En ese sentido la Declaración Universal de la Diversidad Cultural ha generado múltiples lecturas y debates, y su asunto muchos años después de su promulgación es una temática que problematiza y hace complejos diversos ámbitos de la cultura y del conocimiento, como la educación, la identidad, las nuevas tecnologías, las lenguas, el comercio, la economía, las políticas culturales, etc.,
Necesitamos instancias institucionales de la educación y la cultura como agentes de esa pedagogía necesaria en la que tienen que ser objetivos primordiales los principios filosóficos de la diversidad que hemos descrito arriba. Pero para poder lograr esto; para poder ser agentes de esa pedagogía, se impone el reto de un compromiso asumido desde la decisión de ser mejores y más eficientes en el trabajo cultural. Una cualificación que debe hacer posible la lectura, el estudio, la investigación, la apertura mental, la comunicación, la tolerancia, y desde luego el compromiso de promover, defender y difundir nuestros valores en el marco de una visión universalista.
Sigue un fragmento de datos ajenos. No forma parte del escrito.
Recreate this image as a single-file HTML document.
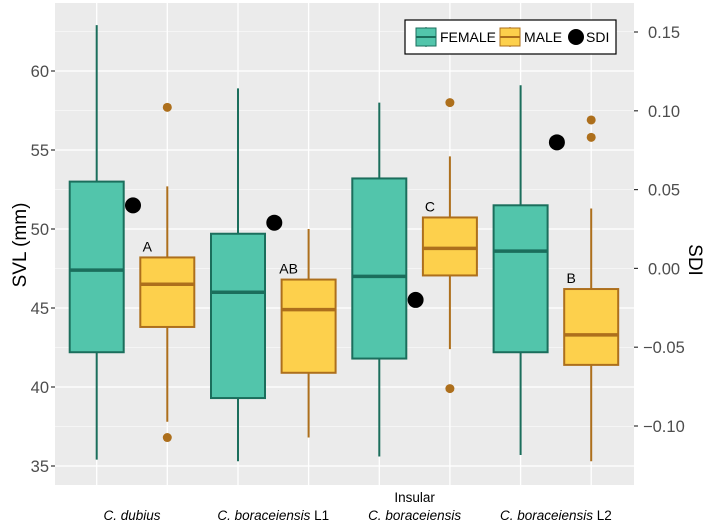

Sólo así podremos tener herramientas informativas y conceptuales para poder entender mejor lo nuestro en su dimensión dialogante con lo otro y con esa nueva universalidad que plantea, por ejemplo, la globalización.
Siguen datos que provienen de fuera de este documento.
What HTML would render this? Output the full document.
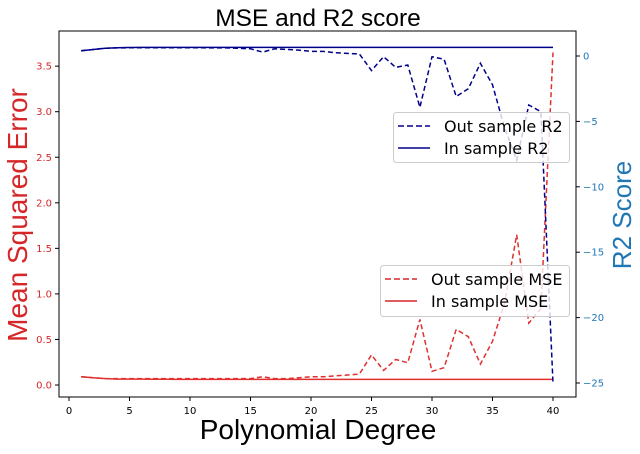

Lo nuestro: nuestras artesanías, nuestras pocas lenguas autóctonas, nuestras danzas, nuestros relatos de la tradición oral, nuestra música, nuestro propio imaginario, nuestras etnias, todo el amplio acervo cultural que nos define y nos identifica, no podrá ser protegido, preservado y proyectado aislándolo, o aislándonos, sino por el contrario haciéndolos competitivos y dialogantes con lo que la civilización en su oferta heteróclita, diversa y pervertida nos plantea de manera permanente.
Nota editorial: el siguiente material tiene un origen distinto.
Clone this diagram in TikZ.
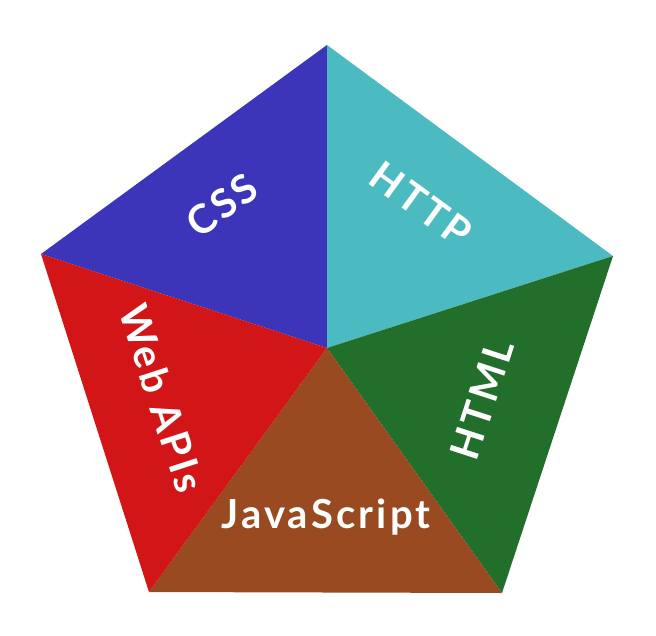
\documentclass[tikz,border=0pt]{standalone}
\usepackage{fontspec}
\setmainfont{Lato}[LetterSpace=8]
\definecolor{cssblue}{HTML}{3C35B9}
\definecolor{httpteal}{HTML}{4BBBC1}
\definecolor{htmlgreen}{HTML}{226E2B}
\definecolor{jsbrown}{HTML}{9A4A21}
\definecolor{webred}{HTML}{D21618}
\begin{document}
\begin{tikzpicture}[x=1pt,y=-1pt,
  lbl/.style={text=white,font=\fontsize{40}{40}\selectfont\bfseries,inner sep=0pt}]
\useasboundingbox (0,0) rectangle (656,635);
\coordinate (C) at (327,348);
\coordinate (T) at (327,45);
\coordinate (R) at (613,256);
\coordinate (BR) at (502,593);
\coordinate (BL) at (149,592);
\coordinate (L) at (41,254);
\fill[cssblue] (C) -- (L) -- (T) -- cycle;
\fill[httpteal] (C) -- (T) -- (R) -- cycle;
\fill[htmlgreen] (C) -- (R) -- (BR) -- cycle;
\fill[jsbrown] (C) -- (BR) -- (BL) -- cycle;
\fill[webred] (C) -- (BL) -- (L) -- cycle;
\node[lbl,rotate=36] (css) at (222,205) {CSS};
\node[lbl,rotate=-36] (http) at (421,204) {HTTP};
\node[lbl,rotate=72] (html) at (482,400) {HTML};
\node[lbl,rotate=-72] (web) at (162,398) {Web APIs};
\node[lbl] (js) at (326,517) {JavaScript};
\end{tikzpicture}
\end{document}
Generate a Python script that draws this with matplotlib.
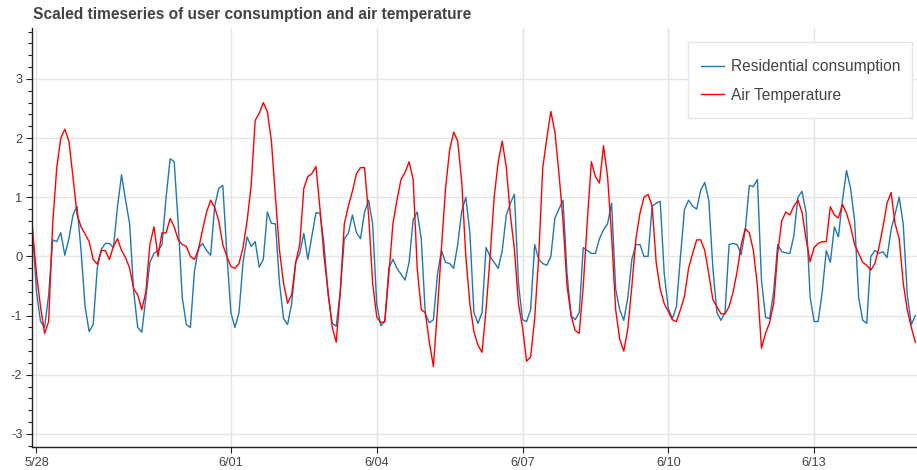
import matplotlib
matplotlib.use("Agg")
import matplotlib.pyplot as plt
from matplotlib.patches import Rectangle
from matplotlib.ticker import MultipleLocator, FixedLocator, FixedFormatter
import pandas as pd

title = "Scaled timeseries of user consumption and air temperature"
start = "2017-05-27 22:00"   # first sample, one sample every 2 hours
step = "2h"

# residential consumption, scaled (one row per day, 12 samples)
consumption = [
    0.5, -0.6, -1.1, -1.2, -0.65, 0.28, 0.25, 0.4, 0.02, 0.3, 0.7, 0.85,
    0.1, -0.85, -1.27, -1.15, -0.2, 0.12, 0.22, 0.22, 0.15, 0.84, 1.38, 0.95,
    0.55, -0.6, -1.2, -1.28, -0.7, -0.1, 0.05, 0.1, 0.2, 1.0, 1.65, 1.6,
    0.55, -0.7, -1.15, -1.2, -0.25, 0.14, 0.22, 0.1, 0.02, 0.85, 1.15, 1.2,
    0.05, -0.95, -1.2, -0.95, -0.1, 0.33, 0.17, 0.25, -0.18, -0.05, 0.75, 0.56,
    0.55, -0.45, -1.05, -1.15, -0.8, -0.1, 0.05, 0.39, -0.05, 0.35, 0.74, 0.73,
    0.2, -0.65, -1.13, -1.18, -0.6, 0.3, 0.39, 0.7, 0.4, 0.3, 0.75, 0.95,
    0.55, -0.8, -1.17, -1.1, -0.2, -0.05, -0.2, -0.3, -0.4, -0.1, 0.62, 0.75,
    0.3, -0.97, -1.12, -1.07, -0.3, 0.1, -0.1, -0.12, -0.2, 0.2, 0.77, 1.0,
    0.4, -0.95, -1.13, -0.95, 0.15, 0.0, -0.1, -0.2, 0.1, 0.7, 0.9, 1.05,
    -0.45, -1.07, -1.1, -0.9, 0.2, -0.05, -0.12, -0.15, 0.0, 0.65, 0.8, 0.95,
    -0.3, -1.0, -1.07, -0.95, 0.15, 0.1, 0.05, 0.05, 0.3, 0.45, 0.55, 0.9,
    -0.55, -0.9, -1.08, -0.7, -0.05, 0.2, 0.2, 0.0, 0.0, 0.85, 0.9, 0.93,
    -0.3, -0.88, -1.05, -0.85, 0.0, 0.8, 0.95, 0.85, 0.8, 1.12, 1.25, 0.95,
    -0.2, -0.95, -1.08, -0.95, 0.2, 0.22, 0.2, 0.03, 0.45, 1.2, 1.18, 1.3,
    -0.4, -1.03, -1.05, -0.6, 0.2, 0.08, 0.06, 0.05, 0.35, 1.0, 1.1, 0.75,
    -0.68, -1.1, -1.1, -0.6, 0.1, -0.1, 0.5, 0.33, 0.95, 1.45, 1.15, 0.6,
    -0.7, -1.08, -1.13, 0.0, 0.1, 0.05, 0.08, -0.02, 0.45, 0.72, 1.0, 0.55,
    -0.65, -1.15, -1.0,
]

# air temperature, scaled
temperature = [
    0.45, -0.3, -0.85, -1.3, -1.1, 0.55, 1.5, 2.0, 2.15, 1.95, 1.35, 0.72,
    0.5, 0.38, 0.25, -0.05, -0.13, 0.1, 0.1, -0.05, 0.17, 0.3, 0.1, -0.02,
    -0.2, -0.55, -0.65, -0.9, -0.6, 0.2, 0.5, 0.0, 0.4, 0.4, 0.64, 0.5,
    0.28, 0.2, 0.17, 0.0, -0.05, 0.12, 0.45, 0.75, 0.95, 0.83, 0.6, 0.2,
    0.0, -0.17, -0.2, -0.12, 0.15, 0.6, 1.2, 2.3, 2.42, 2.6, 2.45, 1.95,
    1.0, 0.1, -0.45, -0.79, -0.65, -0.1, 0.2, 1.15, 1.35, 1.4, 1.52, 0.8,
    0.0, -0.6, -1.19, -1.45, -0.6, 0.55, 0.85, 1.1, 1.4, 1.5, 1.5, 0.7,
    -0.45, -1.02, -1.12, -1.1, -0.3, 0.55, 0.95, 1.3, 1.42, 1.6, 1.3, -0.2,
    -0.9, -0.95, -1.45, -1.86, -0.9, 0.15, 1.15, 1.8, 2.1, 1.95, 1.25, 0.0,
    -0.8, -1.27, -1.5, -1.62, -0.9, 0.0, 1.0, 1.6, 1.95, 1.5, 0.7, 0.12,
    -0.8, -1.2, -1.77, -1.7, -1.05, 0.0, 1.5, 2.0, 2.45, 2.1, 1.4, 0.6,
    -0.5, -1.0, -1.25, -1.3, -0.5, 0.6, 1.6, 1.35, 1.24, 1.87, 1.35, 0.35,
    -0.9, -1.4, -1.6, -1.22, -0.5, 0.3, 0.73, 1.0, 1.05, 0.85, -0.1, -0.55,
    -0.8, -0.93, -1.07, -1.1, -0.9, -0.67, -0.2, 0.05, 0.28, 0.28, 0.1, -0.3,
    -0.73, -0.85, -0.97, -0.97, -0.85, -0.6, -0.25, 0.2, 0.47, 0.4, 0.1, -0.5,
    -1.55, -1.3, -1.12, -0.8, 0.05, 0.6, 0.75, 0.7, 0.85, 0.95, 0.75, 0.3,
    -0.09, 0.15, 0.22, 0.25, 0.25, 0.84, 0.7, 0.65, 0.88, 0.73, 0.5, 0.2,
    0.05, -0.1, -0.15, -0.23, -0.12, 0.15, 0.5, 0.9, 1.08, 0.55, 0.3, -0.45,
    -0.9, -1.2, -1.45,
]

tick_dates = ["2017-05-28", "2017-06-01", "2017-06-04", "2017-06-07", "2017-06-10", "2017-06-13"]
tick_labels = ["5/28", "6/01", "6/04", "6/07", "6/10", "6/13"]
y_ticks = [-3, -2, -1, 0, 1, 2, 3]

times = pd.date_range(start, periods=len(consumption), freq=step)

plt.rcParams["font.family"] = ["Liberation Sans", "DejaVu Sans"]
plt.rcParams["axes.unicode_minus"] = False
W, H = 917, 470
fig = plt.figure(figsize=(W / 100, H / 100), dpi=100)
ax = fig.add_axes([32 / W, 23 / H, 885 / W, 419 / H])

ax.plot(times, consumption, color="#1f77b4", lw=1.0, label="Residential consumption")
ax.plot(times, temperature, color="red", lw=1.0, label="Air Temperature")

ax.set_xlim(times[0] - pd.Timedelta(minutes=13), times[0] + pd.Timedelta(hours=436.8))
ax.set_ylim(-3.22, 3.86)

ax.xaxis.set_major_locator(FixedLocator(matplotlib.dates.date2num(pd.to_datetime(tick_dates))))
ax.xaxis.set_major_formatter(FixedFormatter(tick_labels))
ax.yaxis.set_major_locator(FixedLocator(y_ticks))
ax.yaxis.set_minor_locator(MultipleLocator(0.2))

ax.grid(True, which="major", color="#e5e5e5", lw=1)
ax.set_axisbelow(True)
for side in ["top", "right"]:
    ax.spines[side].set_visible(False)
for side in ["left", "bottom"]:
    ax.spines[side].set_color("#222222")
    ax.spines[side].set_linewidth(1)

ax.tick_params(which="major", length=4.5, width=0.8, color="#222222",
               labelcolor="#444444", labelsize=9.2, pad=2.5)
ax.tick_params(axis="y", which="minor", length=3, width=0.8, color="#222222")

fig.text(33 / W, 1 - 15 / H, title, fontsize=11.2, fontweight="bold",
         color="#444444", va="center", ha="left")

# legend box drawn by hand so its padding can match the original
box = Rectangle((688 / W, 1 - 118 / H), 224 / W, 76 / H, transform=fig.transFigure,
                facecolor="white", edgecolor="#e5e5e5", lw=1, zorder=4, clip_on=False)
ax.add_artist(box)
leg = ax.legend(loc="upper left", bbox_to_anchor=(700.5 / W, 1 - 59 / H),
                bbox_transform=fig.transFigure, borderaxespad=0, borderpad=0,
                fontsize=11.2, frameon=False, handlelength=1.5, handletextpad=0.45,
                labelspacing=0.87)
leg.set_zorder(5)
for t in leg.get_texts():
    t.set_color("#444444")

fig.savefig("out.png", dpi=100)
En este marco de ideas, sin embargo, debemos tener claridad absoluta de que la cultura es patrimonio de las sociedades, no del mercado, y que la globalización tiene que asumir que las culturas y el diálogo intercultural no deben ser objeto mercantil. La diversidad cultural es un valor en sí misma y no debe quedar sometida al tribunal de los beneficios económicos. El crítico de medios de comunicación francés Pascal Lamy se preguntaba al respecto de forma muy pertinente lo siguiente: ¿Quién se atrevería a decir en el campo de la biodiversidad que sólo pueden sobrevivir aquellas especies rentables al mercado? O ¿Quién puede decir que sólo han de sobrevivir las especies que dan carne para el consumo humano? Eso mismo podríamos hacer nosotros refiriéndonos a los problemas de la diversidad cultural en nuestro caso. Es como si nos planteáramos que tal o cual grupo cultural, una danza, una tradición oral, un género musical, un instrumento, una manera de interpretar, un producto artesanal, debe desaparecer o merece ser desestimado por la sencilla razón de que no ofrece atractivos a la industria cultural seriada y estandarizada o a la mercadotecnia del turismo. He allí los riesgos a los que nos enfrentamos a la hora de presentar en el mismo escenario de discusión y análisis los problemas de la cultura y de la globalización arbitrados casi siempre por la tesis de que todo tiene un precio.